Among corporate America’s biggest worries about a Biden presidency was that he might cave to the left wing of his party and select Elizabeth Warren as his top white-collar-crime cop.
Well, the corporate chieftains dodged that bullet, only to find themselves now in the crosshairs of the next worst thing.
To say Gary Gensler — nominated as head of the Securities and Exchange Commission — is the favorite regulator of the business-hating Massachusetts senator isn’t an overstatement. Both he and Warren view the business of monitoring securities markets and regulating big business as more of a progressive holy war than matter of governance.
With that you can expect not just the usual flurry of enforcement activity out of the agency when Gensler comes to town. People who know Gensler tell me he is also intent on remaking the SEC in Warren’s image.
“Wall Street’s top cop” could soon become the left’s enforcer of social-justice and other progressive causes on big business if Gensler has his way, these people say.
Warren became a hardened anti-business radical after years in academia. She is most famous for her annoying anti-bank rants in the Senate, and before that creating the Consumer Financial Protection Bureau, a watchdog that has very little substance on its résumé to show it helps consumers. (It famously missed the Wells Fargo fake-account scandal, which was uncovered by journalists).
Gensler’s sharp left turn has been more circuitous. He worked nearly two decades on Wall Street, at the much-maligned Goldman Sachs, no less, doing stuff that would make Warren’s skin crawl: earning millions of dollars helping companies merge and acquire one another.
At one point he was the youngest person to be made partner at the firm — joining a rarified club at Goldman that puts you in line to make even more money.
In other words, Gensler had fat cat written all over him, until he went into government and his radicalization began, I am told by people who worked with him. Gensler served under Treasury secretaries Bob Rubin and Larry Summers during the Clinton years, and “when he first got there it was like dealing with a banker,” said one prominent attorney who reps banks before government agencies and spoke on condition of anonymity.
“He was completely reasonable,” the lawyer continued, “but over time you can see him changing, becoming more progressive and left-leaning in policy and temperament.”
Gensler didn’t return emails seeking comment, but based on accounts from people who worked with him, his progressivism truly began to manifest itself when he left the Clinton White House and joined the staff of Democratic Sen.

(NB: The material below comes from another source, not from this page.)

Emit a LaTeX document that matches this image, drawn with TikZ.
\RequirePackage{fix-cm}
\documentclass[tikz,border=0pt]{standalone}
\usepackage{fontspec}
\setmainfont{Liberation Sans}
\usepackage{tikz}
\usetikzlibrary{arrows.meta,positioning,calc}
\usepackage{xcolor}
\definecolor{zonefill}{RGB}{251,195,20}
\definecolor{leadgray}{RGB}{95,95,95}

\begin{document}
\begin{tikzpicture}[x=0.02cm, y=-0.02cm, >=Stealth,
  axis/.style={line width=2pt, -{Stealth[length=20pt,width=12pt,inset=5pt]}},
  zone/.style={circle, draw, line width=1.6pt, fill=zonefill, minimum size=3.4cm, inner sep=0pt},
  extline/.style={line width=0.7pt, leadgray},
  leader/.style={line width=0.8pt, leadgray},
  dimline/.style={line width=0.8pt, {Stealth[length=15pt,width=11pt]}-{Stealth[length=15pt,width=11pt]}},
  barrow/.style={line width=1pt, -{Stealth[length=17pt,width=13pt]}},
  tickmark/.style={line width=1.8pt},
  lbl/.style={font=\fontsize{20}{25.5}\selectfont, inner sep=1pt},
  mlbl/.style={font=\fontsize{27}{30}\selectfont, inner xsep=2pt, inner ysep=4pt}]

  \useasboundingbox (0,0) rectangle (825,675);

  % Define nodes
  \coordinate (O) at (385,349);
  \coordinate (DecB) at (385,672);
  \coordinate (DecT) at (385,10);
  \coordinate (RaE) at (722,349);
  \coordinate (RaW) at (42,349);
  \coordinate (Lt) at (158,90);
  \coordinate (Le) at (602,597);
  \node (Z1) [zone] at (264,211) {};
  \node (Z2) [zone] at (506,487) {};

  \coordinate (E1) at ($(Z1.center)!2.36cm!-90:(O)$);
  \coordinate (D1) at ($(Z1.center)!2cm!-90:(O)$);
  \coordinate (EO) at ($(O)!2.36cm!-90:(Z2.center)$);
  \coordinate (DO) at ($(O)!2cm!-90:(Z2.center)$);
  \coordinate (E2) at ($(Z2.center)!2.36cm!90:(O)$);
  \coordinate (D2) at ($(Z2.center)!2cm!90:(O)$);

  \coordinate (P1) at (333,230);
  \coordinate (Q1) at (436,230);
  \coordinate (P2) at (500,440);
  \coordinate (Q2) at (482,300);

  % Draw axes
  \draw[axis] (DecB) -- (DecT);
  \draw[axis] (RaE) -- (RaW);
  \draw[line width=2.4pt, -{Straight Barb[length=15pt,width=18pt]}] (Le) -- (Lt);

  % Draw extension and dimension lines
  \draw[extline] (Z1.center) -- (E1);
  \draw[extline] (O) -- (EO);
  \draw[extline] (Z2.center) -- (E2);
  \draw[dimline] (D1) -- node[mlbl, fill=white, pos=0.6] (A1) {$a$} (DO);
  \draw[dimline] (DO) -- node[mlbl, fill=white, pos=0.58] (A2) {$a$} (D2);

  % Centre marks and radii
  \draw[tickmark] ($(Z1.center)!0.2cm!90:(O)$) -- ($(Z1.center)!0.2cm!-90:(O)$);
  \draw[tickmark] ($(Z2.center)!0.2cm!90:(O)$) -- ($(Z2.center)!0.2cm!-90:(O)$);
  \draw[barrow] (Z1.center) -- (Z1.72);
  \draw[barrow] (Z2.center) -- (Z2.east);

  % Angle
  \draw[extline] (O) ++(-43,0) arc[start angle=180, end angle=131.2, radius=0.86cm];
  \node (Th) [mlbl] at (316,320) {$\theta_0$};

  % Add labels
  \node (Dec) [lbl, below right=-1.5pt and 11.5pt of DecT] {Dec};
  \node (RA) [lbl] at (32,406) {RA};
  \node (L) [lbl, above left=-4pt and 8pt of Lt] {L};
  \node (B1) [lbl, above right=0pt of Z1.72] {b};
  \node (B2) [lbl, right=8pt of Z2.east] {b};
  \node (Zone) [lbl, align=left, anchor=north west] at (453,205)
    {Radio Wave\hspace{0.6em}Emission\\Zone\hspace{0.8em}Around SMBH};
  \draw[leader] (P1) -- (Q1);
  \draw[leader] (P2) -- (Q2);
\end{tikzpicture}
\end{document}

Paul Sarbanes.
There he helped Sarbanes craft the ill-conceived Sarbanes-Oxley reform act that was supposed to stop corporate crimes after the Enron scandal but failed to rein in the biggest flaws in the financial system that led to the 2008 financial crisis.
That collapse and the Obama administration’s response to it — more heavy-handed regulation — gave Gensler another shot at reining in corporate abuse as head of the Commodity Futures Trading Commission.

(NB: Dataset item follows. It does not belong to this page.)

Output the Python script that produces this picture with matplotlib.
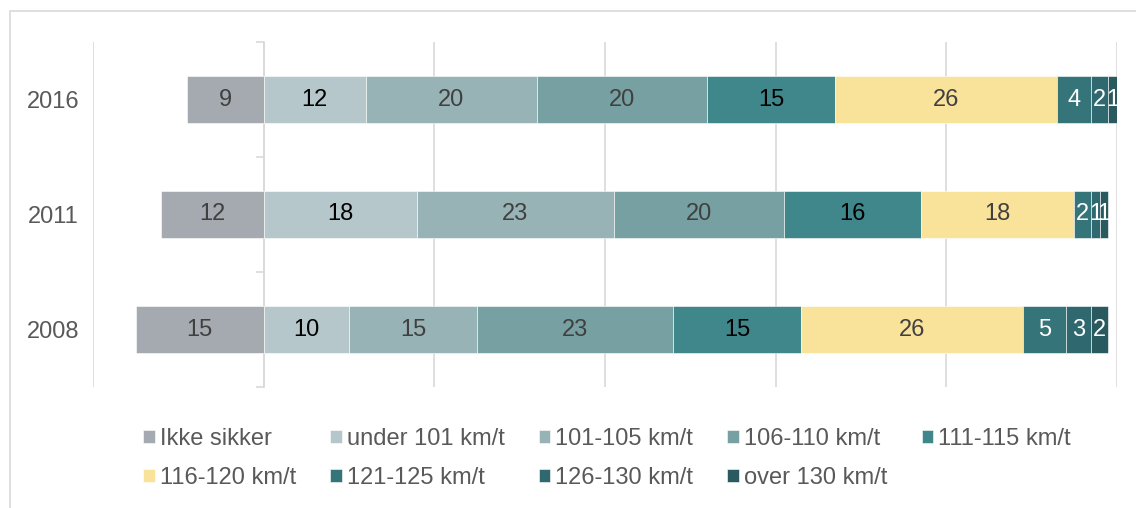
import matplotlib.pyplot as plt
from matplotlib.patches import Rectangle

plt.rcParams['font.family'] = ['Liberation Sans', 'DejaVu Sans']

years = ['2008', '2011', '2016']
ikke_sikker = [15, 12, 9]
speed_labels = ['under 101 km/t', '101-105 km/t', '106-110 km/t', '111-115 km/t',
                '116-120 km/t', '121-125 km/t', '126-130 km/t', 'over 130 km/t']
speed_values = [
    [10, 18, 12],   # under 101
    [15, 23, 20],   # 101-105
    [23, 20, 20],   # 106-110
    [15, 16, 15],   # 111-115
    [26, 18, 26],   # 116-120
    [5, 2, 4],      # 121-125
    [3, 1, 2],      # 126-130
    [2, 1, 1],      # over 130
]

ikke_color = '#A4AAB0'
speed_colors = ['#B5C7CA', '#98B3B6', '#77A0A2', '#3F878A',
                '#F9E29A', '#357479', '#2F686E', '#295A5F']
label_colors = ['black', '#404040', '#404040', 'black',
                '#404040', 'white', 'white', 'white']

fig = plt.figure(figsize=(11.36, 5.08), dpi=100)
ax = fig.add_axes([93 / 1136, 1 - 387 / 508, 1024 / 1136, 345 / 508])

ypos = range(len(years))
bar_h = 0.41

# "Ikke sikker" goes to the left of zero
bars = ax.barh(ypos, [-v for v in ikke_sikker], height=bar_h, color=ikke_color,
               edgecolor='white', linewidth=0.4, label='Ikke sikker', zorder=2)
ax.bar_label(bars, labels=[str(v) for v in ikke_sikker], label_type='center',
             color='#404040', fontsize=17)
handles = [bars]

left = [0] * len(years)
for name, vals, col, tcol in zip(speed_labels, speed_values, speed_colors, label_colors):
    b = ax.barh(ypos, vals, left=left, height=bar_h, color=col,
                edgecolor='white', linewidth=0.4, label=name, zorder=2)
    ax.bar_label(b, labels=[str(v) for v in vals], label_type='center',
                 color=tcol, fontsize=17)
    handles.append(b)
    left = [l + v for l, v in zip(left, vals)]

ax.set_xlim(-20, 100)
ax.set_ylim(-0.5, 2.5)
ax.set_xticks(range(-20, 101, 20))
ax.tick_params(axis='x', length=0, labelbottom=False)
ax.grid(axis='x', color='#D9D9D9', linewidth=1.2, zorder=0)
ax.set_axisbelow(True)
ax.set_yticks(list(ypos), years)
ax.tick_params(axis='y', length=0, pad=10, labelsize=17, labelcolor='#595959')
for s in ax.spines.values():
    s.set_visible(False)

# category axis sits at zero
zero_ax = ax.secondary_yaxis(20 / 120)
zero_ax.set_yticks([-0.5, 0.5, 1.5, 2.5])
zero_ax.tick_params(axis='y', direction='out', length=6, width=1.2,
                    color='#D9D9D9', labelleft=False)
zero_ax.spines['left'].set_color('#D9D9D9')
zero_ax.spines['left'].set_linewidth(1.2)

# legend filled row by row
order = [0, 5, 1, 6, 2, 7, 3, 8, 4]
leg = fig.legend([handles[i] for i in order],
                 [handles[i].get_label() for i in order],
                 ncol=5, frameon=False, loc='upper left',
                 bbox_to_anchor=(143 / 1136, 1 - 428 / 508),
                 borderpad=0, borderaxespad=0, fontsize=17,
                 handlelength=0.5, handleheight=0.5, handletextpad=0.2,
                 columnspacing=1.45, labelspacing=0.72, labelcolor='#595959')

fig.patches.append(Rectangle((10 / 1136, -0.1), 1.1, 1 - 11 / 508 + 0.1,
                             transform=fig.transFigure, fill=False,
                             edgecolor='#D9D9D9', linewidth=1.2))

fig.savefig('out.png', dpi=100)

The seemingly arcane-sounding agency is among the most powerful regulators of banks since it monitors the massive futures and derivative markets. It is there where Gensler fully earned his rep as Warren’s favorite former fat cat.
He embraced the role of regulator of a market that had little real responsibility for the 2008 crisis with a zeal that would lead you to think all those subprime loans that blew up the financial system were a function of futures trading.

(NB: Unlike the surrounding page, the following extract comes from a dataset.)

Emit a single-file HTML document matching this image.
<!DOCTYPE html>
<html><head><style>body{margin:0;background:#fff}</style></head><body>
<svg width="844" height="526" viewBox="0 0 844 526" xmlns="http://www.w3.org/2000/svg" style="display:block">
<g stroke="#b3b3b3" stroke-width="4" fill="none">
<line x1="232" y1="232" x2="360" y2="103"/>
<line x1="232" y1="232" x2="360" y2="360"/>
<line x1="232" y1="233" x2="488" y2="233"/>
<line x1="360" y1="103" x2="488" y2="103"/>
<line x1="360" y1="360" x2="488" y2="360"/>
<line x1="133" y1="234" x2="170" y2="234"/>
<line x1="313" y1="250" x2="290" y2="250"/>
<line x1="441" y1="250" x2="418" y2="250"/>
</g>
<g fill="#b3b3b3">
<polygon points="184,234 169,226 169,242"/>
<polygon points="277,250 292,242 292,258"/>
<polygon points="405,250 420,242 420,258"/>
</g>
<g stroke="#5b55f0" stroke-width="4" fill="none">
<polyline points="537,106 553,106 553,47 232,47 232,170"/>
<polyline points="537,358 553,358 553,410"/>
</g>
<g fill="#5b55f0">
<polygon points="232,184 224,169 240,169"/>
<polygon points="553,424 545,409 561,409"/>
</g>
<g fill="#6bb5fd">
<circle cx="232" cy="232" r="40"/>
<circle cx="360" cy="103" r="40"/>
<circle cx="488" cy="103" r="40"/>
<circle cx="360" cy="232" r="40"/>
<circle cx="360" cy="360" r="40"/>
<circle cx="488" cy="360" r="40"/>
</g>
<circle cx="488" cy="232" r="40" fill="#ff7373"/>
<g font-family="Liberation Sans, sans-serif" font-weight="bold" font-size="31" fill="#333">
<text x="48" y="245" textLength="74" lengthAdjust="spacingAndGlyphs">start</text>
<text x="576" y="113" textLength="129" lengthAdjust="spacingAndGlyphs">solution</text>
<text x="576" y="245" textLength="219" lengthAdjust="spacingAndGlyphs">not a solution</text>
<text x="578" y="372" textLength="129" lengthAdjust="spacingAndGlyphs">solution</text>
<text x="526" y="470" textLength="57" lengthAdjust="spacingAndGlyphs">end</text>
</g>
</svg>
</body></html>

Then came his crusade against banks for manipulating the London InterBank Offered Rate (Libor), an important interest rate on loans mainly between banks but also used in setting rates on mortgages and other loans. Here he was very “successful” — squeezing billions of dollars out of banks in settlements even if many of the alleged manipulations were legally dubious.
For all the headlines this scandal produced, many of the traders charged were eventually acquitted, particularly after evidence emerged that the manipulation was done often at the behest of central bankers looking to lower rates during the height of the financial crisis.
Like any good progressive, Gensler got his card punched in academia. After leaving the Obama administration he became a professor at MIT, teaching and conducting “research . . . on blockchain technology, digital currencies, financial technology and public policy,” according to his biography.
Gensler’s academic interest in blockchain and technology, I am told, provides clues on some of his regulatory priorities. He is said to be interested in abuses involving cryptocurrencies and fintech — or Wall Street’s embrace of computer technology.
He will also delve into more opaque areas of the securities markets such as Special Purpose Acquisition Companies (SPACs), which provide a low-cost method of taking companies public without relying on the traditional IPO process.
All of which is warranted to some degree. But the biggest change Gensler will likely bring to an agency designed to make sure average people can buy stocks without getting ripped off will be cultural. He will be looking for ways to make companies adhere to various left-leaning edicts involving diversity, climate change and even making it difficult for corporations to make political contributions.
The last edict is something Warren has been pushing for years, though she did not expand it to progressive power players like unions.
Luckily for the business community, Warren was rebuffed by Obama SEC chief Mary Jo White, who believed such moves are far outside the SEC’s mandate.
In Gensler, Corporate America’s luck just ran out.